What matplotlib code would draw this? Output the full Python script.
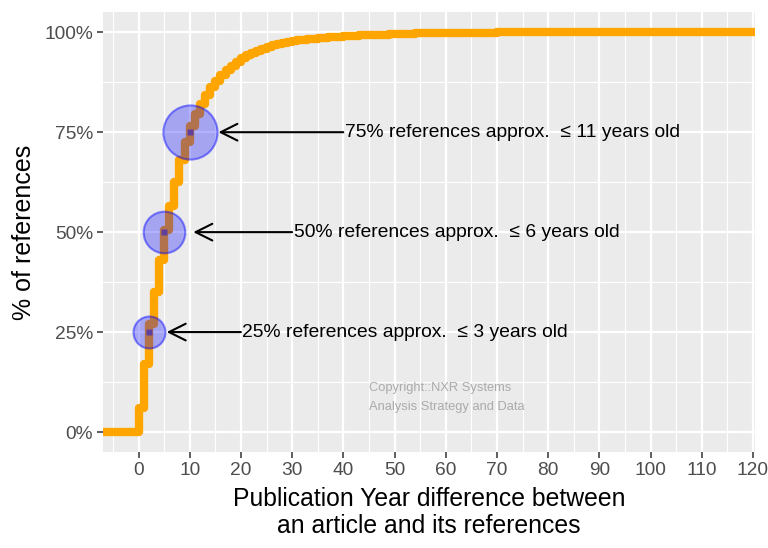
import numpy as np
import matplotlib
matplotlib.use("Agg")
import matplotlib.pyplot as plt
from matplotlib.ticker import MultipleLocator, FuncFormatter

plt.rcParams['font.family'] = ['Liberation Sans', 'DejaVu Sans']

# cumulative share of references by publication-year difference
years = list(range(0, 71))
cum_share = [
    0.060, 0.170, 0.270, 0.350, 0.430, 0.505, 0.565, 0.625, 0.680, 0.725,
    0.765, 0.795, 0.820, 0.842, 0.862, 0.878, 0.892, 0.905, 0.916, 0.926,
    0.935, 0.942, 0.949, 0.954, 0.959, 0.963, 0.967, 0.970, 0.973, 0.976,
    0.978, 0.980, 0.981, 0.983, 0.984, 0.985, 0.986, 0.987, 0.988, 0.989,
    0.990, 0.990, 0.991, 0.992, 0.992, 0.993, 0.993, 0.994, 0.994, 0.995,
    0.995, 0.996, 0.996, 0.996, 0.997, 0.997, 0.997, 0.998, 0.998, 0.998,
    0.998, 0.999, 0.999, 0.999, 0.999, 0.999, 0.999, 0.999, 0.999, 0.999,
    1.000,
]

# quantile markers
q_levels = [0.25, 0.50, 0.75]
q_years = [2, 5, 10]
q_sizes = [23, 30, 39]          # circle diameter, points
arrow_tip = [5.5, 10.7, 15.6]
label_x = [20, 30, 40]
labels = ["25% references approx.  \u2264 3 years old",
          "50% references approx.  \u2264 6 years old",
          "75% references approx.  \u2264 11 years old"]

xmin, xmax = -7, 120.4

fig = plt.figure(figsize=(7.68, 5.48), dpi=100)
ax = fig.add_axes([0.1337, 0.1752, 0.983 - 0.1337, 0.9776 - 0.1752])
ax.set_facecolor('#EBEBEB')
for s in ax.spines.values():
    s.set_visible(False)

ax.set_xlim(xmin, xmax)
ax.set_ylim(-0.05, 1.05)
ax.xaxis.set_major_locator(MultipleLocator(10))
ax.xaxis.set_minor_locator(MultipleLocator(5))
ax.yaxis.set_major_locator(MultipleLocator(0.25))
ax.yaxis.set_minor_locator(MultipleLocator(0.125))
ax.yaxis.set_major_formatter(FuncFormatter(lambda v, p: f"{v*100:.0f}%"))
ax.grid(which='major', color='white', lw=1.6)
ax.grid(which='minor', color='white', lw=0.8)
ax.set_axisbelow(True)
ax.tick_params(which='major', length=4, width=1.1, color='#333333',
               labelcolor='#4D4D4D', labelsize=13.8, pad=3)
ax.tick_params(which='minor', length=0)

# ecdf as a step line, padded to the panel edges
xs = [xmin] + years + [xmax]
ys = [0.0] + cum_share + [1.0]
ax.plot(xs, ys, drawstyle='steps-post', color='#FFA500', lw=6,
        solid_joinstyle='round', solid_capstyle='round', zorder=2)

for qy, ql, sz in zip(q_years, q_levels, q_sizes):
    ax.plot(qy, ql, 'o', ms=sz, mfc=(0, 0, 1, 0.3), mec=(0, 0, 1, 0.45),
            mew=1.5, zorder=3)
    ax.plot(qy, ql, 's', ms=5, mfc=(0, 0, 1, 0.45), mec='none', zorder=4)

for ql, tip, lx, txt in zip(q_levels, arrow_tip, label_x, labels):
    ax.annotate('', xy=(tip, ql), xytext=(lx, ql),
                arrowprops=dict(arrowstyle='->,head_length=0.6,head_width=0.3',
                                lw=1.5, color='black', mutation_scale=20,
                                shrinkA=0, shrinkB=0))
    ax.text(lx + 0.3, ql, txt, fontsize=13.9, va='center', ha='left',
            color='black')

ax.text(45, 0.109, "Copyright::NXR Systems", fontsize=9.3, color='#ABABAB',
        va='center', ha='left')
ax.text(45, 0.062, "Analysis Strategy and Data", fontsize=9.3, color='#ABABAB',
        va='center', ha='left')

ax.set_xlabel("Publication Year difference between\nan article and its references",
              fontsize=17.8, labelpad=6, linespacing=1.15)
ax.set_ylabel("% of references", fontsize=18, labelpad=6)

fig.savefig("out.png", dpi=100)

* * *

▶ **What to do**
Please take the lines from the beginning of the data above through the line holding "from matplotlib.ticker import" and transcribe them exactly, without any pictures.

▶ **Solved exercise**
What matplotlib code would draw this? Output the full Python script.
import numpy as np
import matplotlib
matplotlib.use("Agg")
import matplotlib.pyplot as plt
from matplotlib.ticker import MultipleLocator, FuncFormatter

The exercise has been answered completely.